For high-speed applications, add velocity dependence to μ by modeling it as μ(v) = μ₀ + kv, where k is a small coefficient derived from testing. Integrating this expression over displacement yields a quadratic term in the work equation. Likewise, if the normal force varies with time—as in oscillating systems—you can integrate numerically using the same approach built into the calculator’s chart: break the motion into small steps, compute instantaneous friction, and sum the work. This is effectively what the Chart.js plot depicts when the displacement is segmented into ten equal parts.

Researchers working on spacecraft or scientific instrumentation often need to account for friction in vacuum conditions, where traditional lubricants behave differently. NASA studies have documented surprising increases in μ for certain metal pairs once atmospheric moisture is removed. If your design operates in such environments, gather empirical coefficients from vacuum tribology references and input them directly. The flexibility of the calculator allows these specialized numbers to be used alongside everyday industrial calculations.

From Calculation to Action

Once you calculate the work done by friction, the next step is applying the result. If the number indicates excessive energy loss, evaluate interventions such as surface polishing, adding rollers, switching to lower-μ materials, or adopting dry-film lubricants. If the work is too small—perhaps in gripping applications—consider increasing the normal force or selecting a higher-friction material to achieve the desired holding capability. The ability to predict these outcomes quickly brings agility to design reviews and maintenance planning sessions.

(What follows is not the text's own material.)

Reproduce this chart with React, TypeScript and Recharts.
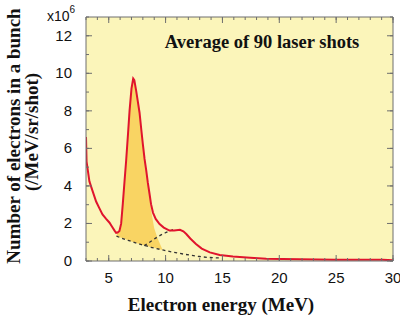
import React from 'react';
import { ComposedChart, Line, Area, XAxis, YAxis, CartesianGrid } from 'recharts';

// Electron energy (MeV) / electrons per MeV/sr/shot (x10^6)
const spectrumEnergy = [3.0, 3.05, 3.3, 3.56, 3.89, 4.16, 4.45, 4.77, 5.07, 5.28, 5.51, 5.65, 5.78, 5.94, 6.09, 6.24, 6.39, 6.53, 6.7, 6.83, 7.0, 7.15, 7.25, 7.41, 7.56, 7.71, 7.86, 8.0, 8.15, 8.3, 8.44, 8.59, 8.72, 8.89, 9.13, 9.47, 9.84, 10.34, 10.75, 11.26, 11.56, 11.82, 12.17, 12.67, 13.18, 13.89, 14.76, 15.92, 17.44, 18.85, 21.79, 24.93, 29.09, 30.0];
const spectrumCount = [6.6, 5.3, 4.24, 3.76, 3.17, 2.83, 2.48, 2.24, 2.04, 1.84, 1.62, 1.5, 1.52, 1.6, 1.99, 3.07, 4.26, 5.34, 6.82, 8.0, 9.18, 9.72, 9.63, 9.08, 8.49, 7.9, 7.02, 6.23, 5.44, 4.81, 4.16, 3.57, 3.03, 2.58, 2.24, 1.97, 1.78, 1.62, 1.62, 1.66, 1.58, 1.44, 1.2, 0.91, 0.66, 0.46, 0.32, 0.24, 0.17, 0.12, 0.09, 0.07, 0.06, 0.04];

const baselineEnergy = [5.68, 6.7, 7.71, 8.32, 8.72, 9.74, 10.75, 11.76, 12.98, 13.79, 14.8];
const baselineCount = [1.32, 1.1, 0.9, 0.8, 0.73, 0.59, 0.46, 0.35, 0.24, 0.19, 0.16];

const humpEnergy = [8.12, 8.72, 9.33, 9.94, 10.65];
const humpCount = [0.82, 1.05, 1.3, 1.49, 1.67];

const peakEnergy = [5.68, 5.78, 5.94, 6.09, 6.24, 6.39, 6.53, 6.7, 6.83, 7.0, 7.15, 7.25, 7.41, 7.56, 7.71, 7.86, 8.0, 8.15, 8.3, 8.44, 8.6, 8.75, 9.0, 9.3, 9.74];
const peakLow = [1.32, 1.3, 1.27, 1.24, 1.21, 1.18, 1.15, 1.1, 1.08, 1.04, 1.01, 0.99, 0.96, 0.93, 0.9, 0.88, 0.85, 0.83, 0.8, 0.78, 0.76, 0.74, 0.7, 0.65, 0.59];
const peakHigh = [1.32, 1.52, 1.6, 1.99, 3.07, 4.26, 5.34, 6.82, 8.0, 9.18, 9.72, 9.63, 9.08, 8.49, 7.9, 7.02, 6.23, 5.44, 4.81, 4.16, 3.5, 2.6, 1.75, 1.2, 0.59];

const xTicks = [3, 4, 5, 6, 7, 8, 9, 10, 11, 12, 13, 14, 15, 16, 17, 18, 19, 20, 21, 22, 23, 24, 25, 26, 27, 28, 29, 30];
const yTicks = [0, 1, 2, 3, 4, 5, 6, 7, 8, 9, 10, 11, 12, 13];

const spectrum = spectrumEnergy.map((e, i) => ({ e, n: spectrumCount[i] }));
const baseline = baselineEnergy.map((e, i) => ({ e, n: baselineCount[i] }));
const hump = humpEnergy.map((e, i) => ({ e, n: humpCount[i] }));
const peak = peakEnergy.map((e, i) => ({ e, r: [peakLow[i], peakHigh[i]] }));

const AXIS = '#6e6e6e';
const TICK_FONT = 'Liberation Sans, Arial, sans-serif';
const SERIF = 'Liberation Serif, Times New Roman, serif';
const MARGIN = { top: 16, right: 6, bottom: 21, left: 26 };
const MINOR = 3;

// tick coordinate passed by Recharts sits at the inner end of the (inward) minor tick
const makeTick = (side: 'bottom' | 'top' | 'left' | 'right') => (props: any) => {
  const { x, y, payload } = props;
  const v = payload.value as number;
  const isX = side === 'bottom' || side === 'top';
  const major = isX ? v % 5 === 0 : v % 2 === 0;
  const extra = 3;
  let line = null;
  let label = null;
  if (side === 'bottom') {
    const ay = y + MINOR;
    if (major) line = <line x1={x} y1={ay} x2={x} y2={ay - MINOR - extra} stroke={AXIS} strokeWidth={1} />;
    if (major && v > 3)
      label = (
        <text x={x} y={ay + 22} textAnchor="middle" fontFamily={TICK_FONT} fontSize={15} fill="#111">
          {v}
        </text>
      );
  } else if (side === 'top') {
    const ay = y - MINOR;
    if (major) line = <line x1={x} y1={ay} x2={x} y2={ay + MINOR + extra} stroke={AXIS} strokeWidth={1} />;
  } else if (side === 'left') {
    const ax = x - MINOR;
    if (major) line = <line x1={ax} y1={y} x2={ax + MINOR + extra} y2={y} stroke={AXIS} strokeWidth={1} />;
    if (major && v <= 12)
      label = (
        <text x={ax - 14} y={y + 5} textAnchor="end" fontFamily={TICK_FONT} fontSize={15} fill="#111">
          {v}
        </text>
      );
  } else {
    const ax = x + MINOR;
    if (major) line = <line x1={ax} y1={y} x2={ax - MINOR - extra} y2={y} stroke={AXIS} strokeWidth={1} />;
  }
  return (
    <g>
      {line}
      {label}
    </g>
  );
};

export default function App() {
  return (
    <div style={{ position: 'absolute', left: 0, top: 0, width: 400, height: 322, background: '#fff' }}>
      <ComposedChart width={400} height={322} margin={MARGIN}>
        <CartesianGrid horizontal={false} vertical={false} fill="#FBF5BA" stroke="none" />
        <Area
          xAxisId="b"
          yAxisId="l"
          data={peak}
          dataKey="r"
          type="linear"
          fill="#F9D463"
          fillOpacity={1}
          stroke="none"
          isAnimationActive={false}
          dot={false}
          activeDot={false}
        />
        <Line
          xAxisId="b"
          yAxisId="l"
          data={baseline}
          dataKey="n"
          type="monotone"
          stroke="#333"
          strokeWidth={1.3}
          strokeDasharray="3 3"
          dot={false}
          isAnimationActive={false}
        />
        <Line
          xAxisId="b"
          yAxisId="l"
          data={hump}
          dataKey="n"
          type="monotone"
          stroke="#333"
          strokeWidth={1.3}
          strokeDasharray="3 3"
          dot={false}
          isAnimationActive={false}
        />
        <Line
          xAxisId="b"
          yAxisId="l"
          data={spectrum}
          dataKey="n"
          type="linear"
          stroke="#E0142D"
          strokeWidth={2}
          dot={false}
          isAnimationActive={false}
        />
        <XAxis
          xAxisId="b"
          dataKey="e"
          type="number"
          domain={[3, 30]}
          ticks={xTicks}
          interval={0}
          allowDataOverflow
          height={40}
          stroke={AXIS}
          tickSize={-MINOR}
          tickMargin={0}
          tickLine={{ stroke: AXIS }}
          axisLine={{ stroke: AXIS }}
          tick={makeTick('bottom')}
        />
        <XAxis
          xAxisId="t"
          orientation="top"
          dataKey="e"
          type="number"
          domain={[3, 30]}
          ticks={xTicks}
          interval={0}
          allowDataOverflow
          height={1}
          stroke={AXIS}
          tickSize={-MINOR}
          tickMargin={0}
          tickLine={{ stroke: AXIS }}
          axisLine={{ stroke: AXIS }}
          tick={makeTick('top')}
        />
        <YAxis
          yAxisId="l"
          type="number"
          domain={[0, 13]}
          ticks={yTicks}
          interval={0}
          allowDataOverflow
          width={60}
          stroke={AXIS}
          tickSize={-MINOR}
          tickMargin={0}
          tickLine={{ stroke: AXIS }}
          axisLine={{ stroke: AXIS }}
          tick={makeTick('left')}
        />
        <YAxis
          yAxisId="r"
          orientation="right"
          type="number"
          domain={[0, 13]}
          ticks={yTicks}
          interval={0}
          allowDataOverflow
          width={1}
          stroke={AXIS}
          tickSize={-MINOR}
          tickMargin={0}
          tickLine={{ stroke: AXIS }}
          axisLine={{ stroke: AXIS }}
          tick={makeTick('right')}
        />
      </ComposedChart>
      <svg
        width={400}
        height={322}
        style={{ position: 'absolute', left: 0, top: 0, pointerEvents: 'none' }}
      >
        <text x={47} y={21} fontFamily={TICK_FONT} fontSize={14} fill="#111">
          x10
          <tspan dy={-8} fontSize={10}>6</tspan>
        </text>
        <text x={262} y={48} textAnchor="middle" fontFamily={SERIF} fontWeight="bold" fontSize={18.5} fill="#111">
          Average of 90 laser shots
        </text>
        <text x={221} y={311} textAnchor="middle" fontFamily={SERIF} fontWeight="bold" fontSize={19} fill="#111">
          Electron energy (MeV)
        </text>
        <g transform="translate(20,136) rotate(-90)">
          <text x={0} y={0} textAnchor="middle" fontFamily={SERIF} fontWeight="bold" fontSize={19} fill="#111">
            Number of electrons in a bunch
          </text>
          <text x={4} y={18} textAnchor="middle" fontFamily={SERIF} fontWeight="bold" fontSize={19} fill="#111">
            (/MeV/sr/shot)
          </text>
        </g>
      </svg>
    </div>
  );
}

By systematically pairing the calculator’s outputs with authoritative data and empirical measurements, you can make informed decisions about system efficiency, component durability, and safety margins. Whether you are designing an automated warehouse, tuning the brake system of a prototype electric vehicle, or teaching physics students how energy dissipates through friction, a clear understanding of the calculations behind frictional work empowers better engineering choices.